On 5 March 1970, the Treaty on the Non-Proliferation of Nuclear Weapons (NPT) entered into force, a legal threshold crossed when the three depositary governments—the United States, the United Kingdom, and the Soviet Union—and the required number of other states had deposited their instruments of ratification in Washington, London, and Moscow. With that act, the world’s most far-reaching bargain on nuclear restraint became binding international law, committing non–nuclear-weapon states to forgo nuclear arms, and obligating the recognized nuclear powers to pursue disarmament and to facilitate the peaceful sharing of nuclear technology. The NPT’s entry into force transformed a precarious set of political understandings into the cornerstone of the global nonproliferation regime.

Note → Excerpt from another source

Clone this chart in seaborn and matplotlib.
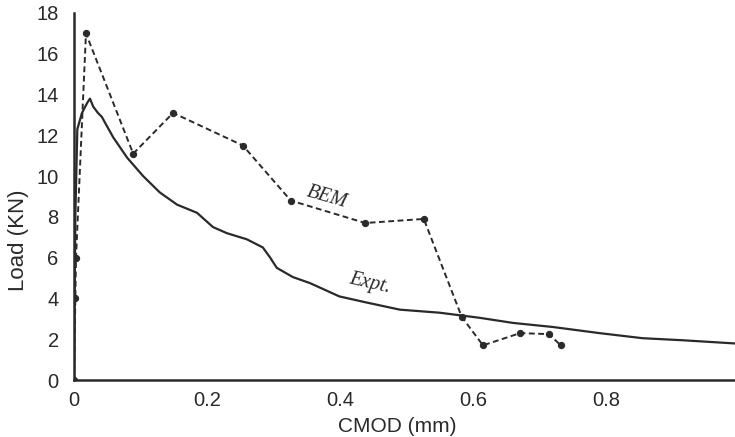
import matplotlib
matplotlib.use("Agg")
import matplotlib.pyplot as plt
import seaborn as sns
import pandas as pd

# Experimental curve (CMOD mm, Load kN)
expt_cmod = [0.0, 0.001, 0.002, 0.005, 0.012, 0.020, 0.024, 0.029, 0.036, 0.042,
             0.047, 0.059, 0.080, 0.104, 0.129, 0.155, 0.185, 0.209, 0.230, 0.260,
             0.284, 0.295, 0.305, 0.329, 0.355, 0.399, 0.44, 0.49, 0.55, 0.61,
             0.66, 0.72, 0.79, 0.855, 0.915, 1.0]
expt_load = [0.0, 4.0, 8.0, 12.3, 13.1, 13.6, 13.8, 13.4, 13.1, 12.9,
             12.6, 11.9, 10.9, 10.0, 9.2, 8.6, 8.2, 7.5, 7.2, 6.9,
             6.5, 6.0, 5.5, 5.05, 4.75, 4.1, 3.8, 3.45, 3.3, 3.05,
             2.8, 2.6, 2.3, 2.05, 1.95, 1.78]

# BEM results
bem_cmod = [0.0, 0.002, 0.003, 0.018, 0.089, 0.149, 0.254, 0.326, 0.438,
            0.526, 0.583, 0.615, 0.671, 0.714, 0.732]
bem_load = [0.0, 4.0, 6.0, 17.0, 11.1, 13.1, 11.5, 8.8, 7.7,
            7.9, 3.1, 1.7, 2.3, 2.25, 1.7]

x_ticks = [0, 0.2, 0.4, 0.6, 0.8, 1]
x_tick_labels = ["0", "0.2", "0.4", "0.6", "0.8", "1"]
y_ticks = [0, 2, 4, 6, 8, 10, 12, 14, 16, 18]

sns.set_style("white")
plt.rcParams['font.family'] = ['Liberation Sans', 'DejaVu Sans']

fig = plt.figure(figsize=(7.35, 4.37), dpi=100)
ax = fig.add_axes([74 / 735, 57 / 437, 665 / 735, 367 / 437])

ink = "#2a2a2a"
df_e = pd.DataFrame({"cmod": expt_cmod, "load": expt_load})
df_b = pd.DataFrame({"cmod": bem_cmod, "load": bem_load})

sns.lineplot(data=df_e, x="cmod", y="load", ax=ax, color=ink, lw=1.6,
             sort=False, estimator=None)
sns.lineplot(data=df_b, x="cmod", y="load", ax=ax, color=ink, lw=1.4,
             linestyle=(0, (3.0, 1.8)), marker="o", markersize=4.5,
             markeredgecolor=ink, sort=False, estimator=None)

ax.set_xlim(0, 1.0)
ax.set_ylim(0, 18)
ax.set_xticks(x_ticks)
ax.set_xticklabels(x_tick_labels)
ax.set_yticks(y_ticks)
ax.tick_params(direction="in", length=5, width=1.2, colors=ink,
               labelsize=14.5)
ax.tick_params(axis="x", pad=8)
ax.tick_params(axis="y", pad=11)
for s in ["top", "right"]:
    ax.spines[s].set_visible(False)
for s in ["left", "bottom"]:
    ax.spines[s].set_color(ink)
    ax.spines[s].set_linewidth(1.8)

ax.set_xlabel("CMOD (mm)", fontsize=15, color=ink)
ax.set_ylabel("Load (KN)", fontsize=16, color=ink)
ax.xaxis.set_label_coords(0.486, -0.10)
ax.yaxis.set_label_coords(-0.068, 0.38)

ax.text(0.380, 8.95, "BEM", family="Liberation Serif", style="italic",
        fontsize=14.5, rotation=-16, color=ink, ha="center", va="center")
ax.text(0.445, 4.75, "Expt.", family="Liberation Serif", style="italic",
        fontsize=14.5, rotation=-13, color=ink, ha="center", va="center")

fig.savefig("out.png", dpi=100, facecolor="white")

Historical background and context
From the atomic age to multilateral restraint
The dawn of the nuclear age in 1945—with the bombings of Hiroshima and Nagasaki—ushered in both strategic deterrence and existential dread. Early efforts to place atomic energy under international control, notably the Baruch Plan (1946), collapsed amid Cold War distrust. The 1953 “Atoms for Peace” initiative by U.S. President Dwight D. Eisenhower sought to channel nuclear energy into civilian uses through international cooperation, leading to the creation of the International Atomic Energy Agency (IAEA) in Vienna in 1957. Yet the same technological foundations could support weapons programs, and by the early 1960s the nuclear club had expanded to include the United Kingdom (1952), France (1960), and China (1964), heightening fears of widespread proliferation.

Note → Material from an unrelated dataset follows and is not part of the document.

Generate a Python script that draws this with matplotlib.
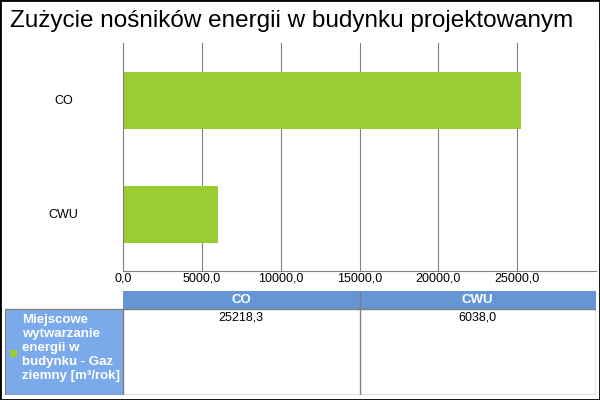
import matplotlib.pyplot as plt
from matplotlib.patches import Rectangle

plt.rcParams['font.family'] = ['Liberation Sans', 'DejaVu Sans']

title = "Zużycie nośników energii w budynku projektowanym"
categories = ["CO", "CWU"]
values = [25218.3, 6038.0]
value_labels = ["25218,3", "6038,0"]
series_name = "Miejscowe\nwytwarzanie\nenergii w\nbudynku - Gaz\nziemny [m³/rok]"
xticks = [0, 5000, 10000, 15000, 20000, 25000]

W, H = 600, 400
bar_color = "#9ACD32"
head_color = "#6495D5"
rowhead_color = "#7BAAEA"
grid_color = "#808080"


def fr(x0, y0, x1, y1):
    # pixel box -> figure fraction
    return [x0 / W, 1 - y1 / H, (x1 - x0) / W, (y1 - y0) / H]


fig = plt.figure(figsize=(6, 4), dpi=100)
fig.patches.append(Rectangle((0, 0), 1, 1, transform=fig.transFigure, fill=False,
                             edgecolor="black", linewidth=2))
fig.text(10 / W, 1 - 21 / H, title, fontsize=17.5, va="center", ha="left")

# bar chart
ax = fig.add_axes(fr(123, 43, 596, 271))
ypos = list(range(len(categories)))[::-1]
ax.barh(ypos, values, height=0.5, color=bar_color)
ax.set_xlim(0, 30000)
ax.set_ylim(-0.5, len(categories) - 0.5)
ax.set_xticks(xticks)
ax.set_xticklabels([f"{t:.1f}".replace(".", ",") for t in xticks], fontsize=9)
ax.set_yticks(ypos)
ax.set_yticklabels(categories, fontsize=9)
ax.tick_params(axis="x", length=0, pad=1)
ax.xaxis.grid(True, color=grid_color, linewidth=0.8)
ax.set_axisbelow(True)
for s in ["top", "right"]:
    ax.spines[s].set_visible(False)
ax.spines["left"].set_color(grid_color)
ax.spines["bottom"].set_color(grid_color)
ax.axvline(30000, color=grid_color, linewidth=0.8)
for lab in ax.get_yticklabels():
    lab.set_horizontalalignment("center")
ax.tick_params(axis="y", length=0, pad=43)

# data table
tx = fig.add_axes(fr(5, 291, 596, 395))
tx.set_xlim(5, 596)
tx.set_ylim(395, 291)
tx.axis("off")
col_w = (596 - 123) / len(categories)
tx.add_patch(Rectangle((123, 291), 596 - 123, 18, facecolor=head_color, edgecolor="none"))
tx.add_patch(Rectangle((5, 309), 118, 86, facecolor=rowhead_color, edgecolor=grid_color, linewidth=1))
tx.add_patch(Rectangle((123, 309), 596 - 123, 86, facecolor="white", edgecolor=grid_color, linewidth=1))
for i, (cat, lab) in enumerate(zip(categories, value_labels)):
    x0 = 123 + i * col_w
    tx.text(x0 + col_w / 2, 300, cat, color="white", fontsize=9.5, fontweight="bold",
            ha="center", va="center")
    tx.text(x0 + col_w / 2, 311, lab, fontsize=9, ha="center", va="top")
    if i > 0:
        tx.plot([x0, x0], [291, 395], color=grid_color, linewidth=1)
tx.add_patch(Rectangle((10, 350), 7, 7, facecolor=bar_color, edgecolor="none"))
tx.text(22, 314, series_name, color="white", fontsize=9.5, fontweight="bold",
        ha="left", va="top", linespacing=1.22)

fig.savefig("out.png", dpi=100)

The Cuban Missile Crisis (October 1962) dramatized the peril of nuclear brinkmanship and galvanized arms control. The Partial Test Ban Treaty (1963) limited atmospheric testing, but did not restrain the spread of nuclear weapons. Concerns mounted that technologically advanced non–nuclear states—such as West Germany, Japan, Sweden, Switzerland, and Italy—might pursue the bomb; Israel maintained deliberate ambiguity; and India criticized “nuclear apartheid.” Latin America advanced regional restraint through the Treaty of Tlatelolco (1967), creating the first nuclear-weapon-free zone in a densely populated region.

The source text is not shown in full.